I admit that I had been reluctant to get into the world of fermented meats. After all, animals are more complex, what with their locomotion, protein-based muscles and specialized organs. Not like those simple cellulose and carbohydrate plants. And more complexity means more creatures in Nature which like to
feed on recycle other expired creatures. And some of those creatures (i.e. putrefying and pathogenic organisms) can make us sick.
So I decided to begin with a simple fermented fish sauce. I certainly use fish sauce quite often in cooking and when making kimchi, so I thought, “what kind of Fermenter would I be if I used store-bought fermented sauce?!” I based my first attempt on the recipe in Sally Fallon’s Nourishing Traditions cookbook (yes, I am one of those kooky WAPF‘ers).
You can use a variety of fresh, whole fish, but stick with smaller marine (oceanic) fish species that are less than 1 foot long. Sardines, anchovies, and mackerel all work well. These “forage fish” species are eaten by larger fish species. They grow quickly and are abundant and are considered very sustainable. They feed on plankton and don’t live very long (so they don’t collect toxins like mercury). When selecting fresh fish from a market, here are some tips:
- There should be no “fishy” odors
- Eyes should be clear (not cloudy)
- The flesh “rebounds” when pressed lightly (doesn’t leave a divot)
At a minimum, keep it on the counter for 3-4 days in a tightly lidded mason jar. If you’re planning to ferment it longer, burp the jar every few days (preferably outside!) to keep pressure from building up. I recently made a batch of mackerel sauce that fermented a total of 3 months– two months at room temp, and one month in the fridge.
Fermentation Time and Salt
You can also vary the fermentation time widely. If you’re up for a longer fermentation time (many traditional Asian recipes ferment up to a year), be sure to adjust the salt levels to protect the sauce during the longer ferment.
- 1½ lbs. fresh sardines, anchovies, or mackerel
- 2 cups filtered water
- 5 Tablespoons/ 70g sea salt for a one-month fermentation SEE SALT CHART FOR LONGER TIMES
- 2 cloves garlic
- 2 bay leaves
- 1 teaspoon mixed or black peppercorns
- ¼ teaspoon lemon peel
- 2 Tablespoons whey or pickle brine
- Cut whole fish into 1" pieces and add to jar.
- Mash fish into a slurry with a potato masher or mortar.
- Smash garlic cloves by pressing under the blade of a wide knife. Add to jar.
- Grate or peel lemon and add lemon peel to jar.

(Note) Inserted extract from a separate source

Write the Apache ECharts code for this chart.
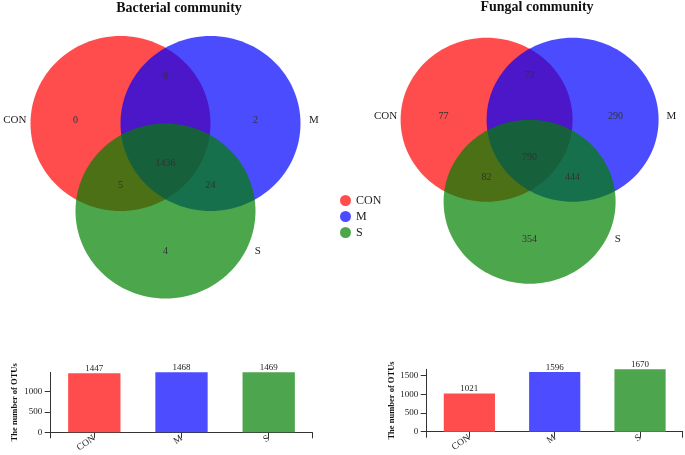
<!DOCTYPE html>
<html>
<head>
<meta charset="utf-8">
<script src="https://cdn.jsdelivr.net/npm/echarts@6/dist/echarts.min.js"></script>
<style>html,body{margin:0;padding:0;background:#fff;}#chart{width:685px;height:455px;}</style>
</head>
<body>
<div id="chart"></div>
<script>
// ---- Data ----
const groups = ['CON', 'M', 'S'];
// Venn regions: CON only, M only, S only, CON∩M, CON∩S, M∩S, CON∩M∩S
const regionNames = ['CON only', 'M only', 'S only', 'CON∩M', 'CON∩S', 'M∩S', 'CON∩M∩S'];
const bacterialVenn = [0, 2, 4, 6, 5, 24, 1436];
const fungalVenn = [77, 290, 354, 72, 82, 444, 790];
const bacterialTotals = [1447, 1468, 1469];
const fungalTotals = [1021, 1596, 1670];
const barTickStep = 500;

// ---- Layout (abstract Venn units) ----
const CIRCLE_CENTERS = [[-1, 0], [1, 0], [0, -2]];
const CIRCLE_R = 2;
const REGION_POS = [[-2, 0.08], [2, 0.08], [0, -2.92], [0, 1.07], [-1, -1.41], [1, -1.41], [0, -0.92]];
const NAME_POS = [[-3.35, 0.08], [3.3, 0.08], [2.05, -2.91]];

// ---- Styles ----
const FONT = "'Liberation Serif', 'Times New Roman', serif";
const VENN_FILL = ['rgba(255,0,0,0.7)', 'rgba(0,0,255,0.7)', 'rgba(0,128,0,0.7)'];
const BAR_FILL = ['#FF4D4D', '#4D4DFF', '#4DA64D'];
const AXIS_COLOR = '#333';

function circleRender(params, api) {
  const c = api.coord([api.value(0), api.value(1)]);
  const s = api.size([api.value(2), api.value(2)]);
  return {
    type: 'ellipse',
    shape: { cx: c[0], cy: c[1], rx: s[0], ry: s[1] },
    style: { fill: api.visual('color') }
  };
}
function numberRender(params, api) {
  const c = api.coord([api.value(0), api.value(1)]);
  return {
    type: 'text', x: c[0], y: c[1],
    style: { text: String(api.value(2)), fill: '#333', font: '10px ' + FONT,
      align: 'center', verticalAlign: 'middle', textAlign: 'center', textVerticalAlign: 'middle' }
  };
}
function nameRender(params, api) {
  const c = api.coord([api.value(0), api.value(1)]);
  return {
    type: 'text', x: c[0], y: c[1],
    style: { text: groups[params.dataIndex], fill: '#222', font: '11px ' + FONT,
      align: 'center', verticalAlign: 'middle', textAlign: 'center', textVerticalAlign: 'middle' }
  };
}

function vennSeries(axisIdx, values) {
  const list = [];
  groups.forEach(function (name, i) {
    list.push({
      name: name, type: 'custom', xAxisIndex: axisIdx, yAxisIndex: axisIdx,
      itemStyle: { color: VENN_FILL[i] }, silent: true, clip: false,
      data: [[CIRCLE_CENTERS[i][0], CIRCLE_CENTERS[i][1], CIRCLE_R]],
      renderItem: circleRender
    });
  });
  list.push({
    type: 'custom', xAxisIndex: axisIdx, yAxisIndex: axisIdx, silent: true, clip: false,
    data: REGION_POS.map(function (p, k) { return { name: regionNames[k], value: [p[0], p[1], values[k]] }; }),
    renderItem: numberRender
  });
  list.push({
    type: 'custom', xAxisIndex: axisIdx, yAxisIndex: axisIdx, silent: true, clip: false,
    data: NAME_POS.map(function (p) { return [p[0], p[1]]; }),
    renderItem: nameRender
  });
  return list;
}

function barSeries(xIdx, yIdx, values) {
  return {
    type: 'bar', xAxisIndex: xIdx, yAxisIndex: yIdx, barWidth: '60%', silent: true,
    data: values.map(function (v, i) { return { value: v, itemStyle: { color: BAR_FILL[i] } }; }),
    label: { show: true, position: 'top', distance: 0, fontSize: 9, fontFamily: FONT, color: '#222' }
  };
}

function vennX(g) { return { gridIndex: g, type: 'value', min: -3, max: 3, show: false }; }
function vennY(g) { return { gridIndex: g, type: 'value', min: -4, max: 2, show: false }; }
function barCatX(g) {
  return {
    gridIndex: g, type: 'category', data: groups, position: 'bottom',
    axisLine: { show: true, lineStyle: { color: AXIS_COLOR, width: 1 } },
    axisTick: { show: true, alignWithLabel: true, length: 6, lineStyle: { color: AXIS_COLOR } },
    axisLabel: { rotate: 35, margin: 5, fontSize: 9.5, fontFamily: FONT, color: '#222' },
    splitLine: { show: false }
  };
}
function barEndX(g) {
  return {
    gridIndex: g, type: 'value', min: 0, max: 1, interval: 1, position: 'bottom',
    axisLine: { show: false },
    axisTick: { show: true, length: 6, lineStyle: { color: AXIS_COLOR } },
    axisLabel: { show: false }, splitLine: { show: false }
  };
}
function barY(g, values, gap) {
  return {
    gridIndex: g, type: 'value', min: 0, max: Math.max.apply(null, values), interval: barTickStep,
    name: 'The number of OTUs', nameLocation: 'middle', nameRotate: 90, nameGap: gap,
    nameTextStyle: { fontSize: 8.5, fontWeight: 'bold', fontFamily: FONT, color: '#111' },
    axisLine: { show: true, lineStyle: { color: AXIS_COLOR, width: 1 } },
    axisTick: { show: true, length: 6, lineStyle: { color: AXIS_COLOR } },
    axisLabel: { margin: 8.5, fontSize: 9, fontFamily: FONT, color: '#222', showMaxLabel: false,
      formatter: function (v) { return String(v); } },
    splitLine: { show: false }
  };
}

const chart = echarts.init(document.getElementById('chart'), null, { renderer: 'canvas' });
chart.setOption({
  backgroundColor: '#fff',
  animation: false,
  title: [
    { text: 'Bacterial community', left: 179, top: 1, textAlign: 'center', padding: 0,
      textStyle: { fontFamily: FONT, fontWeight: 'bold', fontSize: 14, color: '#111' } },
    { text: 'Fungal community', left: 537, top: 0, textAlign: 'center', padding: 0,
      textStyle: { fontFamily: FONT, fontWeight: 'bold', fontSize: 14, color: '#111' } }
  ],
  legend: {
    data: groups, orient: 'vertical', left: 340, top: 194.5, padding: 0,
    icon: 'circle', itemWidth: 11, itemHeight: 11, itemGap: 4,
    textStyle: { fontFamily: FONT, fontSize: 12, color: '#222' },
    selectedMode: false
  },
  grid: [
    { left: 30.5, top: 36, width: 270, height: 262.5, outerBoundsMode: 'none' },
    { left: 400.6, top: 37.7, width: 258, height: 246, outerBoundsMode: 'none' },
    { left: 50.7, top: 372.3, width: 261.6, height: 60, outerBoundsMode: 'none' },
    { left: 426.7, top: 369.3, width: 256, height: 62.4, outerBoundsMode: 'none' }
  ],
  xAxis: [vennX(0), vennX(1), barCatX(2), barEndX(2), barCatX(3), barEndX(3)],
  yAxis: [vennY(0), vennY(1), barY(2, bacterialTotals, 31), barY(3, fungalTotals, 30)],
  series: [].concat(
    vennSeries(0, bacterialVenn),
    vennSeries(1, fungalVenn),
    [barSeries(2, 2, bacterialTotals), barSeries(4, 3, fungalTotals)]
  )
});
</script>
</body>
</html>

- Add peppercorns, bay leaves, salt, whey/brine and enough water to jar to cover fish completely. Mix well.
- Cover tightly with lid.
- Let sit on counter from 2 to 4 weeks. If keeping longer than 4 days, be sure to "burp" the jar every few days (preferably outside!) to keep pressure from building up, breaking the jar, and making a smelly mess.
- Transfer to refrigerator, let it sit for another 4 weeks.
- Strain contents through a fine mesh strainer into a glass bowl. Let sit a half hour. Discard the solids or use to make fish stock.
- Pour the strained cloudy brown liquid through a coffee filter set inside a funnel. You can funnel directly into one or more glass bottles. This filtering process will take several hours or even days.
- You should now have a clear pungent liquid that is brown or reddish-brown in color. Properly fermented fish sauce will keep for many months or years in the refrigerator.